Habríamos enterrado montañas de sueños y kilómetros de aventuras. No veríamos nunca más ni en zoos, circos, ni en acuarios, ni en imágenes renovadas, esas magnas construcciones del tiempo, el azar y las evoluciones. Antes de concluir tales faenas de extinción, el ser humano se habría envilecido hasta el tuétano dentro de sus vacilantes osamentas.

El olvido sería quizás un cómodo limbo hacia donde marchar.  El remordimiento sería largo, no tendría fin. Las generaciones de mañana tal vez no hallarían consuelo: y percibirían, en lo adelante,  como brutal y homicida semejante corte con los orígenes.

No obstante, la vida así, colosalmente disminuida y maltrecha, tal vez podría continuar por algún tiempo más.

Si desaparecieran los copépodos (no son visibles al ojo, apenas pesan uno o dos miligramos), el impacto constituiría quizás el acto inicial de un vertiginoso desenlace final.

No se dispondría más de los océanos, que cubren el 70 por ciento de la superficie terráquea, como fuente de abasto, en momentos de crisis alimentaria, para una población en incesante crecimiento. Tal inmensidad líquida devendría desmesurado y fétido cementerio de millones de peces muertos y billones de copépodos definitivamente aniquilados.

Habría entonces que devorar con precipitación cualquier cosa, sin excluir gorilas, rinocerontes y elefantes que encontremos al paso, si quedara alguno para aliviar estragos y náuseas. Lo más práctico y casi la única salida digna, sin dudas, llegado ese instante, sería hacerse volar la tapa de los sesos, ¡bang!, y terminar con el horror.

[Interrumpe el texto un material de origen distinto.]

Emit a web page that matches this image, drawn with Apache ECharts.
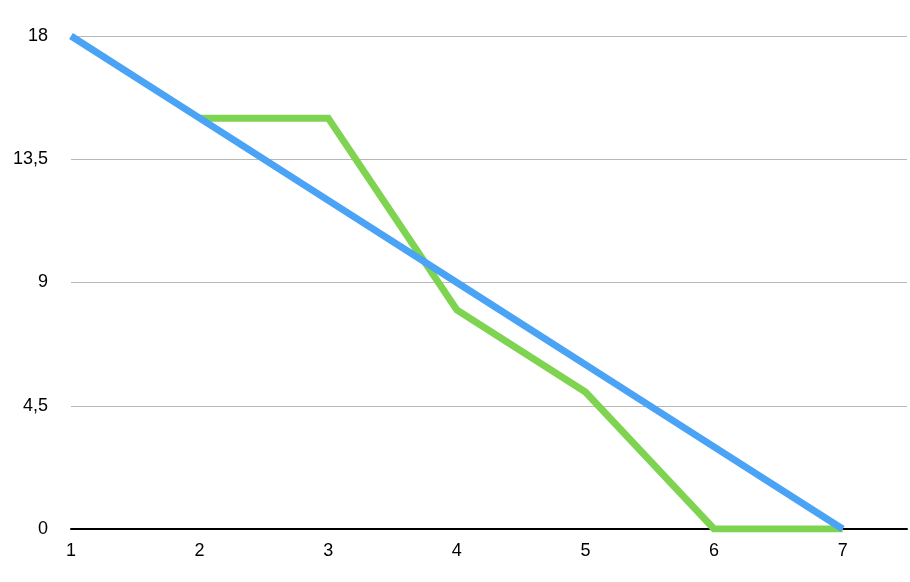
<!DOCTYPE html>
<html><head><meta charset="utf-8">
<script src="https://cdn.jsdelivr.net/npm/echarts@6/dist/echarts.min.js"></script>
<style>html,body{margin:0;padding:0;background:#fff}#c{width:910px;height:582px}</style>
</head><body><div id="c"></div>
<script>
const xValues = [1, 2, 3, 4, 5, 6, 7];
const idealValues = [18, 15, 12, 9, 6, 3, 0];
const actualX = [2, 3, 4, 5, 6, 7];
const actualValues = [15, 15, 8, 5, 0, 0];
const yTicks = [0, 4.5, 9, 13.5, 18];

const chart = echarts.init(document.getElementById('c'), null, {renderer: 'canvas'});
chart.setOption({
  animation: false,
  grid: {left: 71, right: 2, top: 36, bottom: 53},
  xAxis: {
    type: 'value', min: 1, max: 7.5, interval: 1,
    axisLine: {show: true, lineStyle: {color: '#000', width: 2}},
    axisTick: {show: false},
    splitLine: {show: false},
    axisLabel: {
      color: '#000', fontSize: 18, fontFamily: 'Liberation Sans, Arial, sans-serif', margin: 13,
      formatter: v => Number.isInteger(v) && v <= 7 ? String(v) : ''
    }
  },
  yAxis: {
    type: 'value', min: 0, max: 18, interval: 4.5,
    axisLine: {show: false}, axisTick: {show: false},
    splitLine: {lineStyle: {color: '#b8b8b8', width: 1}},
    axisLabel: {
      color: '#000', fontSize: 18, fontFamily: 'Liberation Sans, Arial, sans-serif', margin: 23,
      formatter: v => String(v).replace('.', ',')
    }
  },
  series: [
    {type: 'line', data: actualX.map((x, i) => [x, actualValues[i]]), symbol: 'none',
     lineStyle: {color: '#7ed451', width: 7, cap: 'butt', join: 'miter'}, z: 2},
    {type: 'line', data: xValues.map((x, i) => [x, idealValues[i]]), symbol: 'none',
     lineStyle: {color: '#4aa3f5', width: 7, cap: 'butt'}, z: 3}
  ]
});
</script></body></html>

Para reparar siquiera en un pelo y una afilada navaja la vieja y siempre renovada injusticia, solicito ahora 15 segundos de su atención. Lea a continuación:

INFORMACION MINIMA: Los copépodos son crustáceos con 5 pares de apéndices locomotores, casi siempre birrámeos. El macho posee órganos de presión para aferrar a la hembra durante sus innumerables coitos, que duran nonasegundos. Nacen en estado de nauplio, para recordarnos sus lazos fraternos con el mítico Nauplio,  hijo de Neptuno. Flotan desde siempre, convirtiéndolas en muy nutritivas, en las aguas azules y tórridas donde usted se sumerge en julio y agosto, si habita en el trópico, para dorar la piel  y disfrutar espléndidos veranos.

Para otras informaciones, acuda a textos de biología. Es necesario señalar, confesar, que ni la poesía ni la novela ni el ensayo ni ningún otro género literario o filosófico, clásico, moderno, posmoderno o posthumanista, prestaron tampoco atención hasta hoy día a las esforzadas y modestas muchedumbres de copépodos que silenciosamente repletan y mantienen activos y fecundos los mares y océanos de un planeta muy único.